== SHORT PROBLEM ==
Your copy should be exact, beginning at the line containing "Write the TikZ code for this diagram." and ending at the line containing "(0,0) rectangle (550,279);", with both lines kept and every picture dropped.

== RECORDS SUPPLIED ==

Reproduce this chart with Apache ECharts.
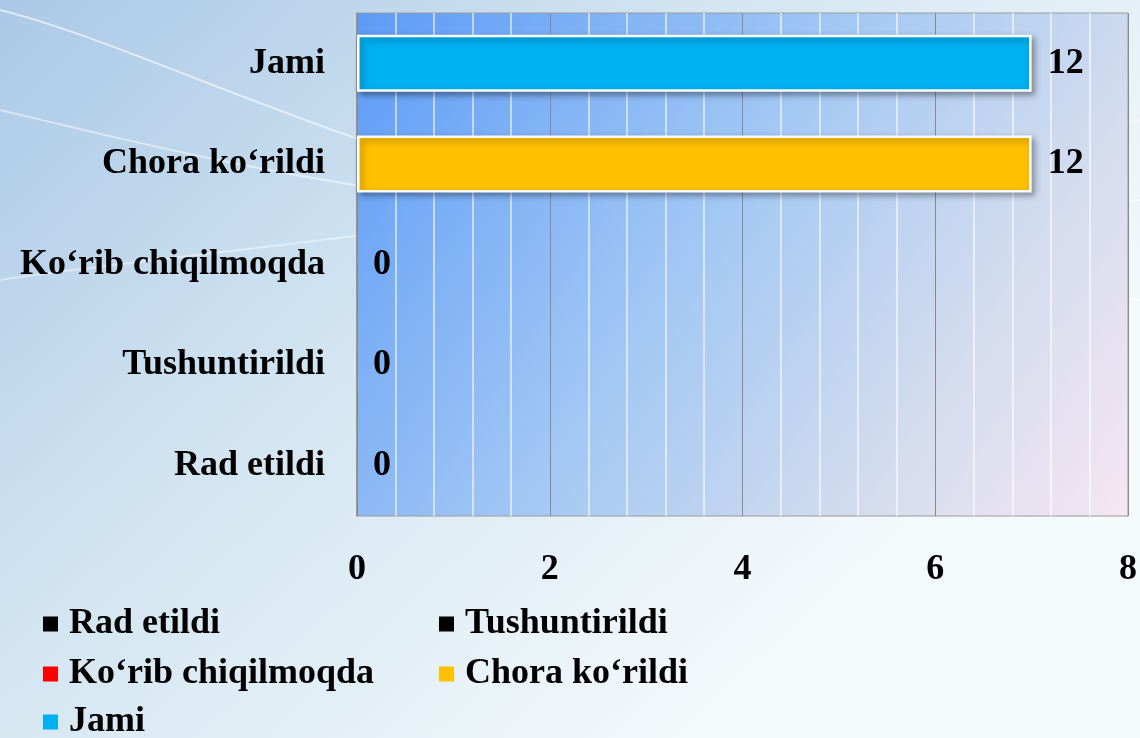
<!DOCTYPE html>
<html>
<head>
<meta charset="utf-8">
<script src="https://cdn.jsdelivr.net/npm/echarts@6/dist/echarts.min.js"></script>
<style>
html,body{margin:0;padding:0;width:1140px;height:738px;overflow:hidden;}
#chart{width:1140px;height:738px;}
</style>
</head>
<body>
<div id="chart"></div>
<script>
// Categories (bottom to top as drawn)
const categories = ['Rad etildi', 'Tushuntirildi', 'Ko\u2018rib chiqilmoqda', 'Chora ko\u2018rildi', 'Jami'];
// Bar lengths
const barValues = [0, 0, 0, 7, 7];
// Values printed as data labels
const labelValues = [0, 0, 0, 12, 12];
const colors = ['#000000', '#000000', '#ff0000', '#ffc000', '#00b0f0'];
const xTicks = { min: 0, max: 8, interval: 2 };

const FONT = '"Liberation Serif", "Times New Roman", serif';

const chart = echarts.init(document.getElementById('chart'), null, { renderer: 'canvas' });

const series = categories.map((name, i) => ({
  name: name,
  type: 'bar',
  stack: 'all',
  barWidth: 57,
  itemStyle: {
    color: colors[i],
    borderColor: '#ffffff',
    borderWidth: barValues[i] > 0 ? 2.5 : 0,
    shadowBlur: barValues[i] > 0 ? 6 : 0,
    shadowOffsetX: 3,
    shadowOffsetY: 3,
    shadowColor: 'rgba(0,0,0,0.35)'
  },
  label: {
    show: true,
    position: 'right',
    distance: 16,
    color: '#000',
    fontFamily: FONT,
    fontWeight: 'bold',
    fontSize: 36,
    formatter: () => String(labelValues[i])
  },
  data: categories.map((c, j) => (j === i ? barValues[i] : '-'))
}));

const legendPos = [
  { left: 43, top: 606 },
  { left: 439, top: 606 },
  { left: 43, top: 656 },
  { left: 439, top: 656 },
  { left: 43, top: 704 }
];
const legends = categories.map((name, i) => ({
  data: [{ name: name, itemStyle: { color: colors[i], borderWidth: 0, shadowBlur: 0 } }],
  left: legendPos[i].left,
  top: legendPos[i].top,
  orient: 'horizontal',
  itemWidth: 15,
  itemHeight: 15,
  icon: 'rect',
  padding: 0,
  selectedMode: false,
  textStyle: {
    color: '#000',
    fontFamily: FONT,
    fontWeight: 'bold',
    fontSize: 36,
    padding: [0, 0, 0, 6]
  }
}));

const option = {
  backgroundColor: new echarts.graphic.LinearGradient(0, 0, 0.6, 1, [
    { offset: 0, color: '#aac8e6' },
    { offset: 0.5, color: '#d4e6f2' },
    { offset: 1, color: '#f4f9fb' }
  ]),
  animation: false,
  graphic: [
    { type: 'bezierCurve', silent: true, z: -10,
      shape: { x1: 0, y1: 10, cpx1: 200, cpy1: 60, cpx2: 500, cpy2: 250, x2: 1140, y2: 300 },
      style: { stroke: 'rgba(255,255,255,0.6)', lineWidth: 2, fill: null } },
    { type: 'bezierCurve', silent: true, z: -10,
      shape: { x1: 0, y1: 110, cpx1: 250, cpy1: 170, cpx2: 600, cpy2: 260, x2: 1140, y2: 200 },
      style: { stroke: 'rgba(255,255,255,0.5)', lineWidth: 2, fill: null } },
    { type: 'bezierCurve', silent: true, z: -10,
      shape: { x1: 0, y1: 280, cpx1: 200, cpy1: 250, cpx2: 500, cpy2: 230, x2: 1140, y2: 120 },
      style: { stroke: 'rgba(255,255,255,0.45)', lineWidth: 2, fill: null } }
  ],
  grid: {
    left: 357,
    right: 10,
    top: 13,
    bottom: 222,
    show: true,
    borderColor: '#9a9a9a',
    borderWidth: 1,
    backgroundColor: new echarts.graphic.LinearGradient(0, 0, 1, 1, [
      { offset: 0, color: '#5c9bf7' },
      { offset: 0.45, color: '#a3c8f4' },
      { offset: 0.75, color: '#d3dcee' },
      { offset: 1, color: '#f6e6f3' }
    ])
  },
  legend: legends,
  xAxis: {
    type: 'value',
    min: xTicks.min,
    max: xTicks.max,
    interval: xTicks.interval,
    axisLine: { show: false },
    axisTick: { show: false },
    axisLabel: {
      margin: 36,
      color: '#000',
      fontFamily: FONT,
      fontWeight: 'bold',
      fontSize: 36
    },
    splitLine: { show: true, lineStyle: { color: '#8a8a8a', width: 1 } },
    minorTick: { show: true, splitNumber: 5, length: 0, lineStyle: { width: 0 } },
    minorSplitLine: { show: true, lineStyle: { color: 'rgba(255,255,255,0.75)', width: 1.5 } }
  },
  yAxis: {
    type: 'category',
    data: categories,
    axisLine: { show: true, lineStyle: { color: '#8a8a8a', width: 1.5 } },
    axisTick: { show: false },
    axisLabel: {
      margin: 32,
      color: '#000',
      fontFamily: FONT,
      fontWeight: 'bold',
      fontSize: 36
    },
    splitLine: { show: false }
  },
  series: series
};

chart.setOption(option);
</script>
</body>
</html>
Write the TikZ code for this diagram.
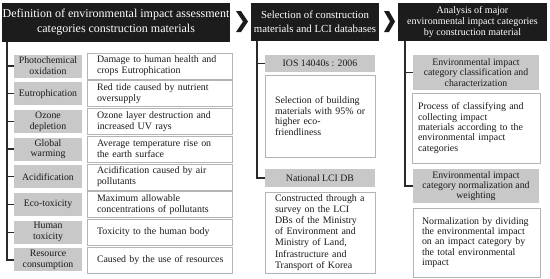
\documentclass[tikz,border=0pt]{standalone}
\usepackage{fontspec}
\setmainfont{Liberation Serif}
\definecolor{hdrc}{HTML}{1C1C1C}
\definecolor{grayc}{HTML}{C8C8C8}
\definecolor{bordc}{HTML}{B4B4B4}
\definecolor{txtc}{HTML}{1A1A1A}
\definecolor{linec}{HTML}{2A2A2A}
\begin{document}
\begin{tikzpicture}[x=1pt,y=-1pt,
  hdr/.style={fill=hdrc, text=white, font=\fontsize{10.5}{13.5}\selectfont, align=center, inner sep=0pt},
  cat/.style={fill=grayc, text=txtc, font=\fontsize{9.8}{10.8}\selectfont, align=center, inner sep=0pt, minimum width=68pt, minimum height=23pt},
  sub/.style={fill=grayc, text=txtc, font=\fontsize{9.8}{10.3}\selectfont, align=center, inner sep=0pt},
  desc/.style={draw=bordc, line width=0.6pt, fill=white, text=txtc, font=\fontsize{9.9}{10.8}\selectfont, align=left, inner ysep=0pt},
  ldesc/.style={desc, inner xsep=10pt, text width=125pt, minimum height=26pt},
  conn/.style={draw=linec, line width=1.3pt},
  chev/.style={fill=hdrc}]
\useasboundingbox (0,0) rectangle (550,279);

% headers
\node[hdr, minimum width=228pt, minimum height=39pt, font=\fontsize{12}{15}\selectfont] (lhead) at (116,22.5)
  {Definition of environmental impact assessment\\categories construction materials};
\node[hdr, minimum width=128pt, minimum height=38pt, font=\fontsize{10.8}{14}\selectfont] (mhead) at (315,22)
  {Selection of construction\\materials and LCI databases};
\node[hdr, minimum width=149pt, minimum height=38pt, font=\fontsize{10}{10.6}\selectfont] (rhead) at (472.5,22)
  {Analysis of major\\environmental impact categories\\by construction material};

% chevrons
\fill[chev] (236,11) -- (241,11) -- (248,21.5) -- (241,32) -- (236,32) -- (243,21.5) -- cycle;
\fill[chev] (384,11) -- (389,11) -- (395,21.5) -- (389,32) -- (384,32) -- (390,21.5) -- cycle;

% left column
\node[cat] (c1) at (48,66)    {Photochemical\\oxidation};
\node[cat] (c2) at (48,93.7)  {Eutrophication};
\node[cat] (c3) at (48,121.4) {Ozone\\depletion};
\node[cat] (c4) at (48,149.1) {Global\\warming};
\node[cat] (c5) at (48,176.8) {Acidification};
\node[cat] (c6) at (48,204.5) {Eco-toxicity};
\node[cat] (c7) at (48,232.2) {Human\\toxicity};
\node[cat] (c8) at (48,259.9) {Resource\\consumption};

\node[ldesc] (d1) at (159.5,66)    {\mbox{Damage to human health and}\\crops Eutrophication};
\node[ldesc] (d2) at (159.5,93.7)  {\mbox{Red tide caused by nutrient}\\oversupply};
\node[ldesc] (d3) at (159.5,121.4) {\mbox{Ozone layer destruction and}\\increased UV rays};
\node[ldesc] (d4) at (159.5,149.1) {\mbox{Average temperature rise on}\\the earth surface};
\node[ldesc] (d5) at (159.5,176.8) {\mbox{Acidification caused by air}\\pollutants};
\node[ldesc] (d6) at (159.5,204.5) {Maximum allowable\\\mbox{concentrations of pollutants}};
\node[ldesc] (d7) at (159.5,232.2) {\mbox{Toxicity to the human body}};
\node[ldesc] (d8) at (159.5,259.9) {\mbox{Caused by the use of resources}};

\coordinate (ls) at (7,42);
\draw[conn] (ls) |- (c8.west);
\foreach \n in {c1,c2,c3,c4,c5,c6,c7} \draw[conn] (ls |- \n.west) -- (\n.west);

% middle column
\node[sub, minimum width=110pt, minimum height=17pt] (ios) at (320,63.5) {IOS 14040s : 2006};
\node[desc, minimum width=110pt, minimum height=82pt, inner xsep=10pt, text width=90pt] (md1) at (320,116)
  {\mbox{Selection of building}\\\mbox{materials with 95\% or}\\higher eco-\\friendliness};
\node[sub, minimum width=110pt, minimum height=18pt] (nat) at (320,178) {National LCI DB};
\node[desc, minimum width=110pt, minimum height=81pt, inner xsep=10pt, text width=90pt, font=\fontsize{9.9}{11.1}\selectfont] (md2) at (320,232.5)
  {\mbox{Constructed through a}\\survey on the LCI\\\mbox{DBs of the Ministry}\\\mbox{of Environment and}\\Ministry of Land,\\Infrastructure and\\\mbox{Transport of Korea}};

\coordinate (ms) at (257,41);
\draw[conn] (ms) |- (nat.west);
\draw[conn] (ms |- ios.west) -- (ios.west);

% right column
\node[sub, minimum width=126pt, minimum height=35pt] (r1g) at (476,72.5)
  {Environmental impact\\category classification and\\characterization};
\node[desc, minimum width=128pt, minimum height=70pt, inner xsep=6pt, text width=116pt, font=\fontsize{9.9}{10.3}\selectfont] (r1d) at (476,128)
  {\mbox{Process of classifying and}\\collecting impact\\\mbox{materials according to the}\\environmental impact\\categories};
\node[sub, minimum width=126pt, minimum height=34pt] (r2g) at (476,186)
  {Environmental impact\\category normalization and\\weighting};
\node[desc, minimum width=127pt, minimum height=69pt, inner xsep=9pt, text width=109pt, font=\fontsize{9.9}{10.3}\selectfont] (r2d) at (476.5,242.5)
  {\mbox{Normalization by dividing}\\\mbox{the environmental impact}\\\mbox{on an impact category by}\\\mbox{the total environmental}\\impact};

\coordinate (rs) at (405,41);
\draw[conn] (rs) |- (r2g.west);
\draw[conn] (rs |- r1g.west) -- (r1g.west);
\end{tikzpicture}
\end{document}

== RESPONSE ==
Write the TikZ code for this diagram.
\documentclass[tikz,border=0pt]{standalone}
\usepackage{fontspec}
\setmainfont{Liberation Serif}
\definecolor{hdrc}{HTML}{1C1C1C}
\definecolor{grayc}{HTML}{C8C8C8}
\definecolor{bordc}{HTML}{B4B4B4}
\definecolor{txtc}{HTML}{1A1A1A}
\definecolor{linec}{HTML}{2A2A2A}
\begin{document}
\begin{tikzpicture}[x=1pt,y=-1pt,
  hdr/.style={fill=hdrc, text=white, font=\fontsize{10.5}{13.5}\selectfont, align=center, inner sep=0pt},
  cat/.style={fill=grayc, text=txtc, font=\fontsize{9.8}{10.8}\selectfont, align=center, inner sep=0pt, minimum width=68pt, minimum height=23pt},
  sub/.style={fill=grayc, text=txtc, font=\fontsize{9.8}{10.3}\selectfont, align=center, inner sep=0pt},
  desc/.style={draw=bordc, line width=0.6pt, fill=white, text=txtc, font=\fontsize{9.9}{10.8}\selectfont, align=left, inner ysep=0pt},
  ldesc/.style={desc, inner xsep=10pt, text width=125pt, minimum height=26pt},
  conn/.style={draw=linec, line width=1.3pt},
  chev/.style={fill=hdrc}]
\useasboundingbox (0,0) rectangle (550,279);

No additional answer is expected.